Ser padrinho ou madrinha de uma criança corresponde a um donativo anual de 70 a 100 euros, que paga alimentação, escola, vestuário para que possa estudar (há outras maneiras de ajudar).
Quem quiser saber mais pormenores, que mande um mail para voluntariosmissionarios.sjb@gmail.com
"Quanto à escola que estamos a construir ... Quatro salas estão prontas... Estamos a pensar abrir no [início do] próximo ano lectivo, em Fevereiro de 2024, mas ainda falta muita coisa. ... Pensamos dividir uma das salas em quatro, para funcionar aí a secretaria, sala de professores, gabinete do director e sector pedagógico, enquanto não conseguirmos construir mais. Estamos também a fazer latrinas fora, para remediar a falta de casas de banho, e estamos a tentar fazer um furo para conseguir água em quantidade, porque a água da rede falha muito ... Mesmo sem as condições ideais, o Estado vai aprovar a abertura da escola, pois a falta de escolas é enorme e já há turmas a funcionar com 250 alunos!".

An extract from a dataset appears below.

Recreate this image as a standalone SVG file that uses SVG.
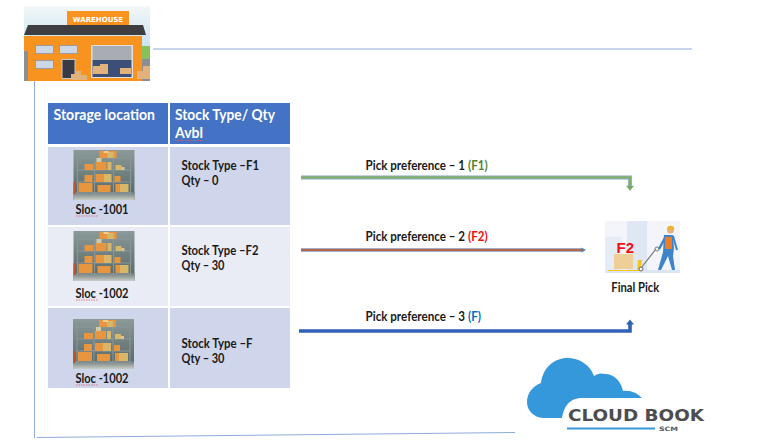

Isto é um extracto de uma das cartas regulares com informação sobre o que se vai passando, e é coerente com a informação que me chegou das pessoas que passaram por Nampula para visitar as irmãs que lá estão.
Há alturas em que quando olho à volta e escrevo sobre isto ou aquilo, criticando esta ou aquela opção de afectação de recursos públicos ou privados, lembro-me destes cem euros anuais (apenas quatro vezes mais que a quota anual da Montis, que se dedica a fazer conservação em Portugal) e do que podem significar na vida de uma pessoa concreta, não significando quase nada no conjunto de recursos que gasto anualmente.
Como dizia no princípio, sim, com certeza há uma dimensão religiosa que muita gente repudia nesta escola e em toda a acção das freiras que estão por trás dessa acção concreta de apoio aos mais pobres em Nampula mas, caramba, eu confio no discernimento das pessoas à medida que crescem, confio na sua capacidade de fazer escolhas para a sua vida e estou verdadeiramente convencido de que, se estudarem, a quantidade de escolhas que podem fazer é muito maior que se não estudarem.
Vale mesmo a pena a embirração com essa dimensão religiosa perante o que significa poder estudar, ou não, quando as condições de partida de cada um destes miúdos é a que é?
Sim, o que é preciso é fazer a revolução, mudar as estruturas de opressão e essas coisas todas, mas convém lembrar que para fazer a revolução são precisos pelo menos dez dias, mas para ter fome basta não comer durante umas horas.